Discovery of will led to withdrawal of Jackie letters
Published 23/05/2014 | 02:30
THE discovery of a will left by the Irish priest who corresponded with Jackie Kennedy in the 1950s and 1960s played a crucial part in the dramatic withdrawal from auction of her letters, the Irish Independent has learned.
A previously unknown will left by Fr Joseph Leonard only came to light last weekend, according to sources close to his religious order, the Vincentian Fathers.
Earlier this week the order used the document to assert ownership over the letters, which were being sold by All Hallows College in Dublin.
Up to that point the college, which was a Vincentian seminary until the late 1980s but is now under the umbrella of Dublin City University, had claimed ownership of the 33 letters.
The correspondence began before her marriage to US president John F Kennedy and lasted until after his assassination.
It had been expected to fetch up to €3m at an auction next month.
The move by the religious order, which had grown uncomfortable about the proposed sale, allied with a threat by the Kennedy family to sue the college on copyright grounds, prompted the abandonment of the auction.
The order, the college and representatives of the Kennedy family are now locked in talks to decide what to do with the letters.
The Irish Independent understands previous efforts had been made to find a will for Fr Leonard, but these had proved fruitless.
As a result, it was thought Fr Leonard died intestate and his possessions went to All Hallows, where he had lived for 25 years before his death in 1964.

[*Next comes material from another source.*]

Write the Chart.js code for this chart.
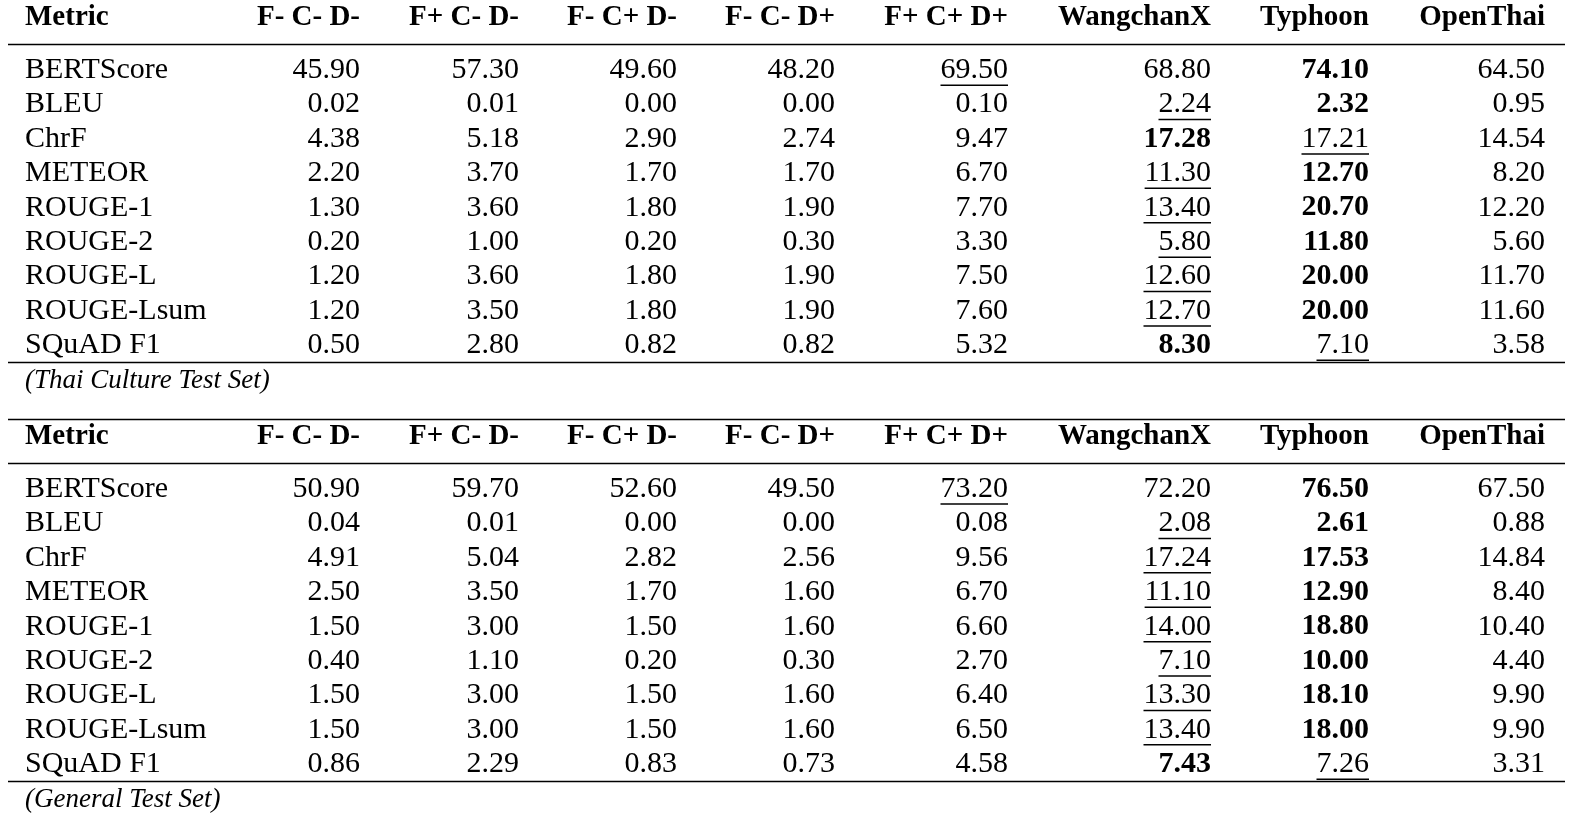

However, a further archival search conducted by representatives of the Vincentian Fathers finally uncovered a will over the weekend.
The one-page document made no mention of the Kennedy letters. However, it stated Fr Leonard's wish that his possessions be turned over to the order after his death.
The document is understood to have been a standard will similar to those made by most priests in the order.
Mrs Kennedy began writing to Fr Leonard in 1950 after meeting him on a student visit to Ireland.
They corresponded for 14 years, up until the time of his death.
During that time Mrs Kennedy confided in the priest about major events in her life, including her engagement to the then-Senator Kennedy and his assassination in 1963.
But the existence of the letters was not widely known outside All Hallows.
Their potential value was only realised earlier this year when they were seen by a valuer. Sheppard's Irish Auction House in Durrow, Co Laois, was due to handle the sale next month.
Eamon Devlin, the Provincial of the Vincentian Fathers, travelled to the auction house, along with a representative of All Hallows, on Wednesday evening to arrange for the handover of the letters to the order.
Rev Devlin declined to comment to the Irish Independent and his office referred all queries to a public relations firm, Young Communications.
The PR firm issued a statement saying the order had nothing to add to a previous statement, which announced the abandonment of the sale but did not give reasons for the decision.
Auctioneer Philip Sheppard said he was in the process of returning the archive and items related to the archive, but declined to comment in detail.
He said the abandonment of the auction was "a surprise", before adding: "It is not unusual for something to be withdrawn or whatever. But there you go. It is not the end of the world."
No comment was available from Caroline Kennedy, the only surviving child of John F and Jackie Kennedy, who is known to have opposed the auction.
The US embassy in Tokyo, where she is ambassador, did not immediately return calls seeking comment.